One of the smaller parties new to the German parliament is the Alternative for Germany (AfD). This far-right populist party ran an aggressive and offensive political campaign, covering German cities with anti-Islam posters to remind voters of Merkel’s much-criticized decision to allow over a million refugees into Germany. The tactics paid off: the AfD, a party founded only four years ago, won 13 percent of the vote, making it the third-largest force in parliament. The economically liberal Free Democratic Party (FDP) also did well, with 11 percent, the far-left Die Linke received 10 percent, and the Greens 9 percent. But it’s the untested AfD that will be the thorn in Merkel’s side for the next four years as she calibrates how to build consensus without pandering to the populists’ anti-liberal agenda. This is an unsavory task that many center-right parties in Europe have had to take on as nationalist parties have become the norm, rather than the anomaly, in European parliaments.
With the AfD’s electoral breakthrough, Germany, a country which once seemed to be immune to the far-right surge sweeping across Europe, joins the ranks of the Netherlands, Denmark, Austria, France, Sweden, and other Western European countries with similar far-right parties in the opposition. In Germany, the AfD won by shoring up support among first-time voters (1.2 million), siphoning voters from the CDU (one million votes) and SPD (500,000 votes), and strategically focusing on former East German states, where the party had done well in local elections.

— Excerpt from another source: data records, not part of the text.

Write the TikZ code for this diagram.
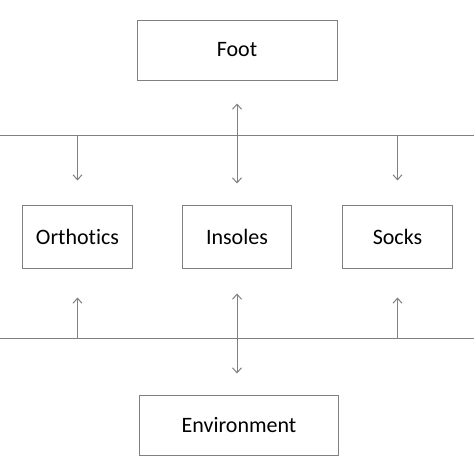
\documentclass[tikz,border=0pt]{standalone}
\usepackage{fontspec}
\setmainfont{Carlito}[Ligatures=NoCommon]
\usepackage{tikz}
\usetikzlibrary{arrows.meta,positioning}
\definecolor{lineGray}{RGB}{128,128,128}

\begin{document}
\begin{tikzpicture}[x=1pt,y=-1pt,node distance=124pt,>={Straight Barb[length=5pt,width=9pt]},line width=1pt]
\tikzset{box/.style={rectangle,draw=lineGray,line width=1pt,minimum width=110pt,minimum height=63pt,inner sep=0pt,font=\fontsize{22}{25}\selectfont}}
\useasboundingbox (0,0) rectangle (474,474);

\node (foot) [box,minimum width=200pt,minimum height=60pt] at (237,50) {Foot};
\node (insoles) [box,minimum width=109pt,below=124pt of foot] {Insoles};
\node (orthotics) [box,left=49pt of insoles] {Orthotics};
\node (socks) [box,right=50pt of insoles] {Socks};
\node (env) [box,minimum width=199pt,minimum height=60pt,below=126pt of insoles,xshift=2pt] {Environment};

% the two bus lines
\coordinate (topL) at (0,135);
\coordinate (topR) at (474,135);
\coordinate (botL) at (0,338);
\coordinate (botR) at (474,338);
\draw[lineGray] (topL) -- (topR);
\draw[lineGray] (botL) -- (botR);

\draw[lineGray,<->,shorten <=23pt,shorten >=21pt] (foot) -- (insoles);
\draw[lineGray,->,shorten >=24pt] (orthotics.north |- topL) -- (orthotics.north);
\draw[lineGray,->,shorten >=24pt] (socks.north |- topL) -- (socks.north);

\draw[lineGray,<->,shorten <=25pt,shorten >=21pt] (insoles.south) -- (insoles.south |- env.north);
\draw[lineGray,->,shorten >=29pt] (orthotics.south |- botL) -- (orthotics.south);
\draw[lineGray,->,shorten >=29pt] (socks.south |- botL) -- (socks.south);
\end{tikzpicture}
\end{document}
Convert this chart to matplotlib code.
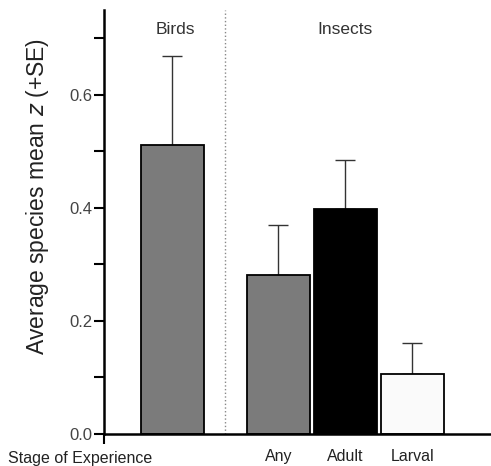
import matplotlib.pyplot as plt

plt.rcParams['font.family'] = ['Liberation Sans', 'DejaVu Sans']

# values
groups = ['Birds', 'Insects']
stages = ['', 'Any', 'Adult', 'Larval']
means = [0.512, 0.281, 0.398, 0.106]
errors = [0.157, 0.089, 0.087, 0.055]
colors = ['#7b7b7b', '#7b7b7b', '#000000', '#fafafa']
y_ticks = [0.0, 0.2, 0.4, 0.6]
y_minor = [0.1, 0.3, 0.5, 0.7]

pos = [0, 1.58, 2.58, 3.58]

fig = plt.figure(figsize=(4.91, 4.66), dpi=100)
ax = fig.add_axes([0.2118, 0.0687, 0.7862, 0.9098])

ax.bar(pos, means, width=0.94, color=colors, edgecolor='black', linewidth=1.3, zorder=2)
ax.errorbar(pos, means, yerr=[[0] * len(means), errors], fmt='none',
            ecolor='#333333', elinewidth=1, capsize=7.5, capthick=1, zorder=1)

ax.axvline(0.78, color='#888888', linestyle=':', linewidth=1)

ax.set_xlim(-1.02, 4.74)
ax.set_ylim(0, 0.75)

for s in ['top', 'right']:
    ax.spines[s].set_visible(False)
for s in ['left', 'bottom']:
    ax.spines[s].set_linewidth(1.8)

ax.set_yticks(y_ticks)
ax.set_yticklabels([f'{v:.1f}' for v in y_ticks], fontsize=12, color='#444444')
ax.set_yticks(y_minor, minor=True)
ax.tick_params(axis='y', which='both', length=7.5, width=1.5, pad=1)

ax.set_xticks(pos[1:])
ax.set_xticklabels(stages[1:], fontsize=11.5, color='#222222')
ax.tick_params(axis='x', which='major', length=0, pad=11)
ax.set_xticks([-1.02], minor=True)
ax.tick_params(axis='x', which='minor', length=7, width=1.5)

ax.set_ylabel(r'Average species mean $z$ (+SE)', fontsize=16.5, color='#222222')
ax.yaxis.set_label_coords(-0.137, 0.56)

ax.text(0.04, 0.715, groups[0], ha='center', va='center', fontsize=12.5, color='#333333')
ax.text(2.58, 0.715, groups[1], ha='center', va='center', fontsize=12.5, color='#333333')

fig.text(8 / 491, 1 - 458 / 466, 'Stage of Experience', ha='left', va='center',
         fontsize=11.5, color='#222222')

fig.savefig('out.png', dpi=100)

In a surprise move, the party’s leader, Frauke Petry, who won a parliamentary seat in Saxony, stepped down from the party as the results were announced saying that she would sit as an independent. Petry had reportedly tried to move the party closer the mainstream, following a similar strategy to the National Front’s Marine Le Pen in France, but was overruled by the more extremist wing that opted for the anti-immigration offensive against Merkel.
The bad news is that with Petry gone, the AfD’s more radical elements are likely to have a stronger voice in setting the agenda for how the AfD will behave in parliament. The good news is that the party’s untested leadership, extremist views, and lack of partners in the parliament will likely make it an irrelevant political player. The party will surely manage to make a lot of noise, but it will have to be careful about using the same campaign-style shock tactics in parliament, as German society has little tolerance for such antics.
On foreign policy, the AfD, like its fellow travelers in Europe, is pro-Russian and was propped up by Kremlin-backed media, trolls, and political bots during the campaign. Together with the communist Die Linke, Moscow will now have 23 percent of the German parliament on its side. But this is unlikely to change Merkel’s foreign policy. Merkel has taken a harder view on Russia, supporting the EU-US sanctions imposed on Russia in response to its actions in Ukraine.
Under Merkel, Germany has also reprioritized its commitment to European defense and NATO and is likely to continue to do so. Still, the AfD will make Merkel’s fourth term her most challenging yet, not least because the most likely coalition composition of the CDU-FDP-Greens will already require masterful politicking. The far-right populists will be there to take advantage of every misstep.